Thiruvananthapuram: Amidst power shortages, a tight financial situation and infighting in the Congress party over defeats in some constituencies in the recent Lok Sabha poll, the United Democratic Front government in Kerala has a new problem to tackle: Bickering among its Indian Administrative Service (IAS) officers.

What started as misgivings among senior civil services officers has now come out into the open and the opposition has also got into the act, asking the government to put its administrative machinery in order.

Opposition leader V.S. Achuthanandan on Thursday said there was a “breakdown” in administration because senior civil servants were bickering among themselves. Achuthanandan said this was the first time in the state that such a situation was taking place, adding that the government cannot be mute witness to such developments.

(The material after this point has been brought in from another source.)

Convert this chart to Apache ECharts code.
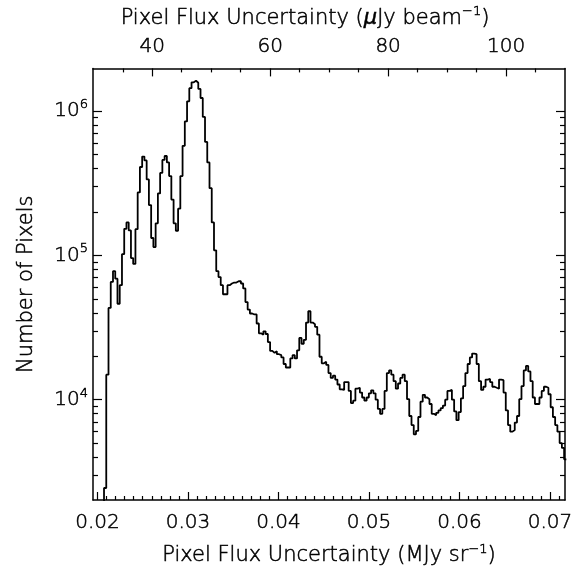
<!DOCTYPE html>
<html><head><meta charset="utf-8">
<script src="https://cdn.jsdelivr.net/npm/echarts@6/dist/echarts.min.js"></script>
<style>html,body{margin:0;padding:0;background:#fff}#c{width:576px;height:575px}</style>
</head><body><div id="c"></div><script>
// Histogram bins (MJy/sr), left edge of first bin and constant bin width
const binStart = 0.020472;
const binWidth = 0.000248;
// Number of pixels per bin
const counts = [1200,
2445, 14900, 43250, 65460, 77700, 69020, 46240, 62170, 101900, 152800,
169300, 148800, 95800, 87200, 151800, 273200, 409700, 483800, 454600, 336000,
223000, 131950, 114200, 166700, 268900, 372900, 458900, 488400, 440700, 354300,
243800, 166700, 148100, 210600, 354300, 574200, 847800, 1168700, 1439800, 1581000,
1621000, 1571000, 1424000, 1232000, 911000, 611200, 440700, 292200, 169300, 108400,
77700, 70760, 62170, 53790, 53790, 62170, 63840, 64850, 64850, 66180,
66180, 63840, 59050, 47490, 42120, 39570, 38970, 38970, 33720, 28850,
28220, 29770, 28530, 25070, 21790, 21120, 21650, 20670, 20350, 19630,
17680, 16720, 16720, 19320, 20350, 19320, 22000, 26810, 24420, 25980,
34250, 41020, 34250, 33340, 31970, 28220, 19850, 17880, 18360, 17410,
15300, 14150, 14670, 13790, 12750, 11800, 11690, 13240, 13240, 11510,
9484, 9845, 11930, 12110, 11200, 10360, 9845, 10360, 11080, 11620,
11080, 10000, 8637, 7990, 8637, 11510, 15300, 15960, 14900, 13450,
11930, 12950, 14150, 14900, 13450, 10090, 7709, 6670, 5761, 6074,
7590, 9694, 10810, 10360, 10090, 9338, 7990, 7795, 8115, 8425,
8732, 9108, 10000, 11510, 11690, 10000, 8296, 7210, 8204, 10200,
12440, 15300, 17680, 19630, 20890, 20670, 17680, 13450, 11690, 12300,
13790, 13940, 13240, 12300, 12110, 11930, 13790, 13660, 11200, 8425,
6670, 6008, 6170, 6946, 7709, 10090, 12440, 15960, 17140, 15710,
13450, 10360, 9338, 9338, 10360, 11510, 12300, 12110, 10910, 8870,
7590, 6670, 6008, 5006, 4632, 3866];

const xMin = 0.019503, xMax = 0.071657;
const topMin = 29.95, topMax = 110.0;
const yMin = 2019, yMax = 1975000;

const xMajorTicks = [0.02, 0.03, 0.04, 0.05, 0.06, 0.07];
const xMinorTicks = [0.021,0.022,0.023,0.024,0.025,0.026,0.027,0.028,0.029,
  0.031,0.032,0.033,0.034,0.035,0.036,0.037,0.038,0.039,
  0.041,0.042,0.043,0.044,0.045,0.046,0.047,0.048,0.049,
  0.051,0.052,0.053,0.054,0.055,0.056,0.057,0.058,0.059,
  0.061,0.062,0.063,0.064,0.065,0.066,0.067,0.068,0.069,0.071];
const topMajorTicks = [40, 60, 80, 100];
const topMinorTicks = [35, 45, 50, 55, 65, 70, 75, 85, 90, 95, 105];
const yMajorTicks = [1e4, 1e5, 1e6];
const yMinorTicks = [3000,4000,5000,6000,7000,8000,9000,
  20000,30000,40000,50000,60000,70000,80000,90000,
  200000,300000,400000,500000,600000,700000,800000,900000];

const FONT = 'DejaVu Sans';
const black = '#000';
// thin font, slightly thickened with a hairline outline
const T = {fontFamily: FONT, fontWeight: 300, color: black, textBorderColor: black, textBorderWidth: 0.5};
const supStyle = Object.assign({}, T, {fontSize: 13, verticalAlign: 'top', lineHeight: 10});

function tickAxis(base, ticks, len, lab) {
  return Object.assign({
    type: base.type, position: base.position, min: base.min, max: base.max,
    splitLine: {show: false},
    axisLine: {show: !!base.line, lineStyle: {color: black, width: 1.5}},
    axisTick: {show: true, inside: true, length: len, customValues: ticks, lineStyle: {color: black, width: 1.2}},
    axisLabel: lab ? lab : {show: false},
    silent: true
  }, base.extra || {});
}

const stepData = counts.map((c, i) => [binStart + i * binWidth, c]);
stepData.push([binStart + counts.length * binWidth, counts[counts.length - 1]]);

const chart = echarts.init(document.getElementById('c'));
chart.setOption({
  animation: false,
  backgroundColor: '#fff',
  grid: {left: 93, top: 58, width: 472, height: 442, containLabel: false},
  xAxis: [
    tickAxis({type: 'value', position: 'bottom', min: xMin, max: xMax, line: true,
      extra: {name: 'Pixel Flux Uncertainty (MJy sr{s|−1})', nameLocation: 'middle', nameGap: 43,
        nameTextStyle: Object.assign({}, T, {fontSize: 21, lineHeight: 26, rich: {s: supStyle}})}},
      xMajorTicks, 8,
      Object.assign({}, T, {show: true, customValues: xMajorTicks, formatter: v => v.toFixed(2), fontSize: 20, margin: 13})),
    tickAxis({type: 'value', position: 'bottom', min: xMin, max: xMax}, xMinorTicks, 4),
    tickAxis({type: 'value', position: 'top', min: topMin, max: topMax, line: true,
      extra: {name: 'Pixel Flux Uncertainty ({g|μ}Jy beam{s|−1})', nameLocation: 'middle', nameGap: 34,
        nameTextStyle: Object.assign({}, T, {fontSize: 21, lineHeight: 26, padding: [0, 48, 0, 0],
          rich: {s: supStyle, g: {fontFamily: FONT, fontWeight: 'normal', color: black, fontSize: 21, fontStyle: 'italic', lineHeight: 26}}})}},
      topMajorTicks, 8,
      Object.assign({}, T, {show: true, customValues: topMajorTicks, fontSize: 20, margin: 12})),
    tickAxis({type: 'value', position: 'top', min: topMin, max: topMax}, topMinorTicks, 4)
  ],
  yAxis: [
    tickAxis({type: 'log', position: 'left', min: yMin, max: yMax, line: true,
      extra: {logBase: 10, name: 'Number of Pixels', nameLocation: 'middle', nameGap: 56,
        nameTextStyle: Object.assign({}, T, {fontSize: 21})}},
      yMajorTicks, 9,
      {show: true, customValues: yMajorTicks, margin: 5,
        formatter: v => '{b|10}{s|' + Math.round(Math.log10(v)) + '}',
        rich: {b: Object.assign({}, T, {fontSize: 20, lineHeight: 26}), s: supStyle}}),
    tickAxis({type: 'log', position: 'left', min: yMin, max: yMax, extra: {logBase: 10}}, yMinorTicks, 5),
    tickAxis({type: 'log', position: 'right', min: yMin, max: yMax, line: true, extra: {logBase: 10}}, yMajorTicks, 9),
    tickAxis({type: 'log', position: 'right', min: yMin, max: yMax, extra: {logBase: 10}}, yMinorTicks, 5)
  ],
  series: [{
    type: 'line', xAxisIndex: 0, yAxisIndex: 0, data: stepData, step: 'end',
    symbol: 'none', clip: true, silent: true,
    lineStyle: {color: black, width: 1.8}
  }]
});
</script></body></html>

The squabbles among the IAS cadres in the state came out into the open after one of them, Raju Narayanaswamy who is presently the director for printing and stationery, gave a complaint to the IAS Association that the chief secretary, E.K. Bharat Bhushan was harassing him.

The state cabinet has said a factional feud among civil servants cannot be tolerated.

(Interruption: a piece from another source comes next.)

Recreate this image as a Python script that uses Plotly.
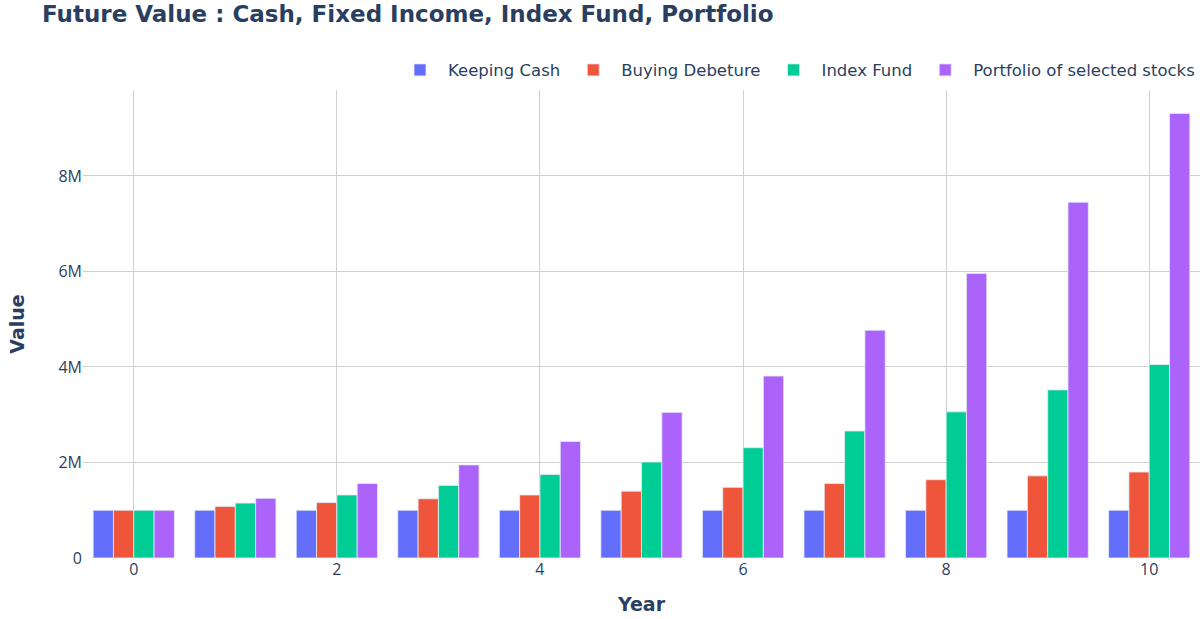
import plotly.graph_objects as go

years = [0, 1, 2, 3, 4, 5, 6, 7, 8, 9, 10]
cash = [1.0e6, 1.0e6, 1.0e6, 1.0e6, 1.0e6, 1.0e6, 1.0e6, 1.0e6, 1.0e6, 1.0e6, 1.0e6]
debenture = [1.0e6, 1.08e6, 1.16e6, 1.24e6, 1.32e6, 1.40e6, 1.48e6, 1.56e6, 1.64e6, 1.72e6, 1.80e6]
index_fund = [1.0e6, 1.15e6, 1.32e6, 1.52e6, 1.75e6, 2.01e6, 2.31e6, 2.66e6, 3.06e6, 3.52e6, 4.05e6]
portfolio = [1.0e6, 1.25e6, 1.56e6, 1.95e6, 2.44e6, 3.05e6, 3.81e6, 4.77e6, 5.96e6, 7.45e6, 9.31e6]

series = [
    ("Keeping Cash", cash, "#636efa"),
    ("Buying Debeture", debenture, "#EF553B"),
    ("Index Fund", index_fund, "#00cc96"),
    ("Portfolio of selected stocks", portfolio, "#ab63fa"),
]

fig = go.Figure()
for name, vals, col in series:
    fig.add_trace(go.Bar(x=years, y=vals, name=name,
                         marker=dict(color=col, line=dict(color="#E5ECF6", width=0.8))))

fig.update_layout(
    template="plotly",
    width=1200, height=619,
    barmode="group", bargap=0.2,
    paper_bgcolor="white", plot_bgcolor="white",
    margin=dict(l=83, r=0, t=90, b=61),
    title=dict(text="<b>Future Value : Cash, Fixed Income, Index Fund, Portfolio</b>",
               x=0.035, xanchor="left", y=0.99, yanchor="top",
               font=dict(family="Tahoma, DejaVu Sans, sans-serif", size=23, color="#2a3f5f")),
    legend=dict(orientation="h", x=1.0, xanchor="right", y=1.005, yanchor="bottom",
                itemwidth=46,
                font=dict(family="Tahoma, DejaVu Sans, sans-serif", size=16.5, color="#2a3f5f")),
    font=dict(color="#2a3f5f"),
    xaxis=dict(title=dict(text="<b>Year</b>", standoff=18,
                          font=dict(family="Verdana, DejaVu Sans", size=19)),
               gridcolor="#d0d0d0", showline=False, zeroline=False,
               tickfont=dict(size=16)),
    yaxis=dict(title=dict(text="<b>Value</b>", standoff=28,
                          font=dict(family="Verdana, DejaVu Sans", size=19)),
               dtick=2e6, gridcolor="#d0d0d0", zeroline=False, tickfont=dict(size=16)),
)

fig.write_html("out.html")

On its part, the IAS Association has sought a meeting with the chief minister to discuss Narayanaswamy’s complaint as well as other issues.

Local media reported that there may be more complaints among civil servants about their peers or seniors and that Narayanaswamy’s complaint may be the tip of the iceberg.

Narayanaswamy made headlines many years ago when he topped the national civil services exam.

The wrangling among senior civil servants is considered a blow for the government in the backdrop of the ruling party’s feeling that many of its welfare measures intended for the masses are lacking in the quality of their roll out, in which the different rungs of bureaucracy also plays a part.

Chief minister Oommen Chandy himself conducts mass contact programmes where he meets people directly, who have not been able to solve their grievances through the normal administrative procedures.